__YOUR GOAL__: Copy out every line containing the word "source".
Start
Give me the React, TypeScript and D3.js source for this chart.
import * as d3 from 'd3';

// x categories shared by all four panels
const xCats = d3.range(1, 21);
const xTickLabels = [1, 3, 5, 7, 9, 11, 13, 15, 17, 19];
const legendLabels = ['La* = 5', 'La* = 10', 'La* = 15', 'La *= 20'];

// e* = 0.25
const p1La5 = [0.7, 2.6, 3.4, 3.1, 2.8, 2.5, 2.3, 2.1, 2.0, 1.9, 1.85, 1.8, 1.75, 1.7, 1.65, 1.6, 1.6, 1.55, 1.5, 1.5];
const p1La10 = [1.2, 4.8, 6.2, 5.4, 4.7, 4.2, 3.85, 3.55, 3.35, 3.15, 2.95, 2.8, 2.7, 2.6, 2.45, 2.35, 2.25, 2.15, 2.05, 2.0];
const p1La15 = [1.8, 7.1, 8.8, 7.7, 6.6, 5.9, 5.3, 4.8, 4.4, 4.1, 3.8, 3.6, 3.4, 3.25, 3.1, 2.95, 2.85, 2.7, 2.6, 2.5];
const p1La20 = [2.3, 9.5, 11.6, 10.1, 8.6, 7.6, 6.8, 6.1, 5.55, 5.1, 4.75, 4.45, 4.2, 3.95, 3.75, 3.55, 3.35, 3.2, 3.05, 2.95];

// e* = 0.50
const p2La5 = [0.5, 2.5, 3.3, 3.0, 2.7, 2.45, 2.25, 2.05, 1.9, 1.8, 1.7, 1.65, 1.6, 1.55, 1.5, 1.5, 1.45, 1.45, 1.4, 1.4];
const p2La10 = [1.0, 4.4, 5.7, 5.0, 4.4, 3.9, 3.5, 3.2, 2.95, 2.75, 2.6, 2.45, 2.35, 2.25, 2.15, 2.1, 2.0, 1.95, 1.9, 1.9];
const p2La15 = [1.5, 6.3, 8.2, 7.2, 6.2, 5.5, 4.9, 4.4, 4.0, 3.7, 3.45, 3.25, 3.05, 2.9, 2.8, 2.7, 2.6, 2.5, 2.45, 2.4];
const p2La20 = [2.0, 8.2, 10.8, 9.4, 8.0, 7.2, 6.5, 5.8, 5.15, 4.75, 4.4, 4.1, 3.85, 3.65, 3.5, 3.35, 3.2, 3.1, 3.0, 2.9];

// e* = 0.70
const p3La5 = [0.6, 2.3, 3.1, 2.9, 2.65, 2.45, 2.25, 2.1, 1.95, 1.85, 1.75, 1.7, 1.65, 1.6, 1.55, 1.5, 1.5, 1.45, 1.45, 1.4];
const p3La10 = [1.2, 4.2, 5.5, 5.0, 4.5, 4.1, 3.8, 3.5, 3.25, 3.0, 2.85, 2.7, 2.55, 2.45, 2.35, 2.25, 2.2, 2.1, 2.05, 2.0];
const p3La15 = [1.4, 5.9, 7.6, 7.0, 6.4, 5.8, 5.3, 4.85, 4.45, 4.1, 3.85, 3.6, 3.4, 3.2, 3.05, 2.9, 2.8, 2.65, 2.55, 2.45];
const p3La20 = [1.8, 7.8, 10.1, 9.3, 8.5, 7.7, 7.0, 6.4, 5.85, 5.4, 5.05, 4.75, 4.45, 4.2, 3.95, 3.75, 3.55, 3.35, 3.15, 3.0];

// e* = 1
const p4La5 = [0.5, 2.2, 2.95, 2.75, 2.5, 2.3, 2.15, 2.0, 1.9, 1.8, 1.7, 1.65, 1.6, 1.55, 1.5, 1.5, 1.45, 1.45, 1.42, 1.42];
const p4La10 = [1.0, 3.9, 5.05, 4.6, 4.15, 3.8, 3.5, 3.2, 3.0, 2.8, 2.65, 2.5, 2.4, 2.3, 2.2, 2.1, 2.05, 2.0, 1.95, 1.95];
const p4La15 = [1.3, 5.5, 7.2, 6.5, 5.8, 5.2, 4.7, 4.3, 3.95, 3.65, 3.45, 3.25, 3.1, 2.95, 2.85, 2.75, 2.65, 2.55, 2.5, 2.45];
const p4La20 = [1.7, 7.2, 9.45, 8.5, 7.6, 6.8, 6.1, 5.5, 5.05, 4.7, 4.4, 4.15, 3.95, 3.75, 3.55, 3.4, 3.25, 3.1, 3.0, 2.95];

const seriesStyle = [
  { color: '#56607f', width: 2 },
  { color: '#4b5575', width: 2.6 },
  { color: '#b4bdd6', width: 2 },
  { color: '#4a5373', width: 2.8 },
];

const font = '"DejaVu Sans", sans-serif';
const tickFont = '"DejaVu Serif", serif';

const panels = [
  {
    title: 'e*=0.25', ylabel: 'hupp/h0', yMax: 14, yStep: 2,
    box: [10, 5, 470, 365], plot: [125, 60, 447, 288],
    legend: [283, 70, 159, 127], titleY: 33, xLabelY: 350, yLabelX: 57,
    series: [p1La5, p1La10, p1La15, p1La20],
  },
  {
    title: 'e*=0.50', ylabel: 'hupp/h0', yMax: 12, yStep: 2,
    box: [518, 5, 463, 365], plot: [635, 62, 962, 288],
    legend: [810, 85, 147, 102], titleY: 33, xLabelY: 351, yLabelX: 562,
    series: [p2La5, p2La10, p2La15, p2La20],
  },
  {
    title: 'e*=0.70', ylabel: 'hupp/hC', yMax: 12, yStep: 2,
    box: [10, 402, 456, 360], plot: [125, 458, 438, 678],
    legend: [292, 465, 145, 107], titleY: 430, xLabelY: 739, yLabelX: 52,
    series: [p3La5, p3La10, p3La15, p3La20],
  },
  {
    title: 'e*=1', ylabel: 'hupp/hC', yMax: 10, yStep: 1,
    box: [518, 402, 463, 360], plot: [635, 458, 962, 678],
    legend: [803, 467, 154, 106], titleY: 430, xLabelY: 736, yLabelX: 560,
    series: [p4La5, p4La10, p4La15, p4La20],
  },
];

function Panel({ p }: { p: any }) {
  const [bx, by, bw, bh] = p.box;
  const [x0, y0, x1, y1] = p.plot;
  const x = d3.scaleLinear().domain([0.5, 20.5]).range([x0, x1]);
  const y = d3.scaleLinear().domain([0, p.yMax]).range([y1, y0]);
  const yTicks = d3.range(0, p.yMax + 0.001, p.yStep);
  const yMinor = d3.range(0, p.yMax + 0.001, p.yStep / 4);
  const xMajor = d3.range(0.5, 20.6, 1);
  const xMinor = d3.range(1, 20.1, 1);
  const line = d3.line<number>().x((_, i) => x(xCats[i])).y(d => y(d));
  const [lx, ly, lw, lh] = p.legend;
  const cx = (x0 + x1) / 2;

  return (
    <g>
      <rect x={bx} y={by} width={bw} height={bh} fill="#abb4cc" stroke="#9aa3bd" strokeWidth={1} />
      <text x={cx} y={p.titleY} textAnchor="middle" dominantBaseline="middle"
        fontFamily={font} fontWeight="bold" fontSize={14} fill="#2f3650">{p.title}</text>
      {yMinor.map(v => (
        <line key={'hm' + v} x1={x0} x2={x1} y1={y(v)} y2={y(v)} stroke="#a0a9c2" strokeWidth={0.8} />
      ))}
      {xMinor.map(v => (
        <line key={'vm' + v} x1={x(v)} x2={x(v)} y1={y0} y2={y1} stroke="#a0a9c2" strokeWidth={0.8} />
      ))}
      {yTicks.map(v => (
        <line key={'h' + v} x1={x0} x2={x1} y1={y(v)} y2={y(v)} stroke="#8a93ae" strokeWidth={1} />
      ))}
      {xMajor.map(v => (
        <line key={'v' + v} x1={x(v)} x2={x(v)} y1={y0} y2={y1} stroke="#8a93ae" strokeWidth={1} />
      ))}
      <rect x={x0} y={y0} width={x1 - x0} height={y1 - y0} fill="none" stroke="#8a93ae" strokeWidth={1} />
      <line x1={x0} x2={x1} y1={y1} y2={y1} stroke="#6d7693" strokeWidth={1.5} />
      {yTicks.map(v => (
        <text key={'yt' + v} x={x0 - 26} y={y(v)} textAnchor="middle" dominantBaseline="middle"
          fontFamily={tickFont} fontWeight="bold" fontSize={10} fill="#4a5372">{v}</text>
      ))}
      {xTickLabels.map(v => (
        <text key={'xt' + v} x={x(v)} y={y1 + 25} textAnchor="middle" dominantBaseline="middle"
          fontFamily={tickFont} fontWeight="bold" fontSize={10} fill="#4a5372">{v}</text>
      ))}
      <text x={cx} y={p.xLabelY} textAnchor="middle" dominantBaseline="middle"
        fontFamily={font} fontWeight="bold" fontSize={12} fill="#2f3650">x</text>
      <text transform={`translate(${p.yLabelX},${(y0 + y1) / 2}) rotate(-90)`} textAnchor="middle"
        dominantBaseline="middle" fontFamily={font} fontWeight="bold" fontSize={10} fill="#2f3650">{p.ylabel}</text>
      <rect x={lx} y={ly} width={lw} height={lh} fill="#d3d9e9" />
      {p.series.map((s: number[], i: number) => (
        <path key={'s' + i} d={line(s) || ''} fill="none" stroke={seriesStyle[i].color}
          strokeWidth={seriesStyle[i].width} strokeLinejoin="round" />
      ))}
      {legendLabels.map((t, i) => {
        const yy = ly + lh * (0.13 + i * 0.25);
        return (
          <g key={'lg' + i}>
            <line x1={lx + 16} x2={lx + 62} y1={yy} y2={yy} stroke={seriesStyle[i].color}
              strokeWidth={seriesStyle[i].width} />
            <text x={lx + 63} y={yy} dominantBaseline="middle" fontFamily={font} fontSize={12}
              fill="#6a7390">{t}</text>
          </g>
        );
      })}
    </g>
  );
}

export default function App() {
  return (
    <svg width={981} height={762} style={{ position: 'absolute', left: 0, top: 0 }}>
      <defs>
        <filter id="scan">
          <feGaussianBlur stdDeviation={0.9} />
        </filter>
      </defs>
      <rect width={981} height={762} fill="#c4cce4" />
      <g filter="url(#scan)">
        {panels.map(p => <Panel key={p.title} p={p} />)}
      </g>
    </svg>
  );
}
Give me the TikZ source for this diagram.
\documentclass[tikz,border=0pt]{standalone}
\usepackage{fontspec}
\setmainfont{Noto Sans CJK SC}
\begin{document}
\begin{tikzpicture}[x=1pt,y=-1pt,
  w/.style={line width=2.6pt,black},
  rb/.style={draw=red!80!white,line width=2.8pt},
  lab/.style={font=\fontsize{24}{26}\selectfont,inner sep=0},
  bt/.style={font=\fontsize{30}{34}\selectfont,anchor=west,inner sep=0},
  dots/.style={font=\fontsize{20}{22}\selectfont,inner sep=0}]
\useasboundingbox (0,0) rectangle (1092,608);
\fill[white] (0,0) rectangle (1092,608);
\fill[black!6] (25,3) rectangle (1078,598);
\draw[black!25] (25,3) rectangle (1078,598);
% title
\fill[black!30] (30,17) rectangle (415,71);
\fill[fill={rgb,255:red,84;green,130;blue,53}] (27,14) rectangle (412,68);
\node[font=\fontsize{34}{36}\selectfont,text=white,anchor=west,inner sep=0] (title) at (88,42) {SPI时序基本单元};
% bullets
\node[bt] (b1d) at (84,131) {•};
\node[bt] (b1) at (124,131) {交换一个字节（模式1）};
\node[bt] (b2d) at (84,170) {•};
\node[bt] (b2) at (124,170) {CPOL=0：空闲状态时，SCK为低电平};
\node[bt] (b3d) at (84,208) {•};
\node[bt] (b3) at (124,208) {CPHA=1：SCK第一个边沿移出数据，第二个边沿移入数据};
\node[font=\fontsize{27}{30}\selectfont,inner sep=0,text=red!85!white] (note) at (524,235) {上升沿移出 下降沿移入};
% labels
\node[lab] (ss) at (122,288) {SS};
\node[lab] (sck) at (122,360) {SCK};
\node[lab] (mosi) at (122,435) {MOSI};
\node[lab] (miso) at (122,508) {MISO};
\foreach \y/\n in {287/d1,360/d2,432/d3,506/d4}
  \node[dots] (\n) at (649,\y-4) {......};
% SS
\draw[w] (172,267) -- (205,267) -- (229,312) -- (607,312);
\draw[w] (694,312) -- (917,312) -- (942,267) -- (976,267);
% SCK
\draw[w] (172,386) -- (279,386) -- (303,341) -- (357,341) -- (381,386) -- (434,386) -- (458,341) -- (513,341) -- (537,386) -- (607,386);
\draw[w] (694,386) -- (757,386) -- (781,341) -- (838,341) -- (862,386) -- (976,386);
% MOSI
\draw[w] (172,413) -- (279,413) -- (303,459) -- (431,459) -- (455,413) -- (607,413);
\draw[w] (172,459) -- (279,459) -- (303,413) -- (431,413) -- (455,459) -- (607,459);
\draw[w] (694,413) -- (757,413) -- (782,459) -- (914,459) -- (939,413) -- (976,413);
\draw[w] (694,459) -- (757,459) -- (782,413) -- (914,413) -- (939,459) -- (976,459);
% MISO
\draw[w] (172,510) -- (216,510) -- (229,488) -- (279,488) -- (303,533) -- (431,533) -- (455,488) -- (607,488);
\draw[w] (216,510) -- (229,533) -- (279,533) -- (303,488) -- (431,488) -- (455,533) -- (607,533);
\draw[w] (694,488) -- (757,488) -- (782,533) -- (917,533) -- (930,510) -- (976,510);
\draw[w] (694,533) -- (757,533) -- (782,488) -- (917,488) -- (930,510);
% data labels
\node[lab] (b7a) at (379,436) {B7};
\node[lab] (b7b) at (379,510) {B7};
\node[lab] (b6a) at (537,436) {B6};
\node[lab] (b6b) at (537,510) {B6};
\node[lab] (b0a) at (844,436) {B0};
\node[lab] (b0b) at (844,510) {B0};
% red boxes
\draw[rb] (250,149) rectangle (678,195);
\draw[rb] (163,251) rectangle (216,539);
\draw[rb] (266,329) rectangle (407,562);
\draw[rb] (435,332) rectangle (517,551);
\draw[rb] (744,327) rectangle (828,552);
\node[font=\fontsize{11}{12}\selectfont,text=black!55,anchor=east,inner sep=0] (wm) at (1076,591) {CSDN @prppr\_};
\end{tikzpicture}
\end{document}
End
__FINISHED ANSWER__:
Give me the React, TypeScript and D3.js source for this chart.
Give me the TikZ source for this diagram.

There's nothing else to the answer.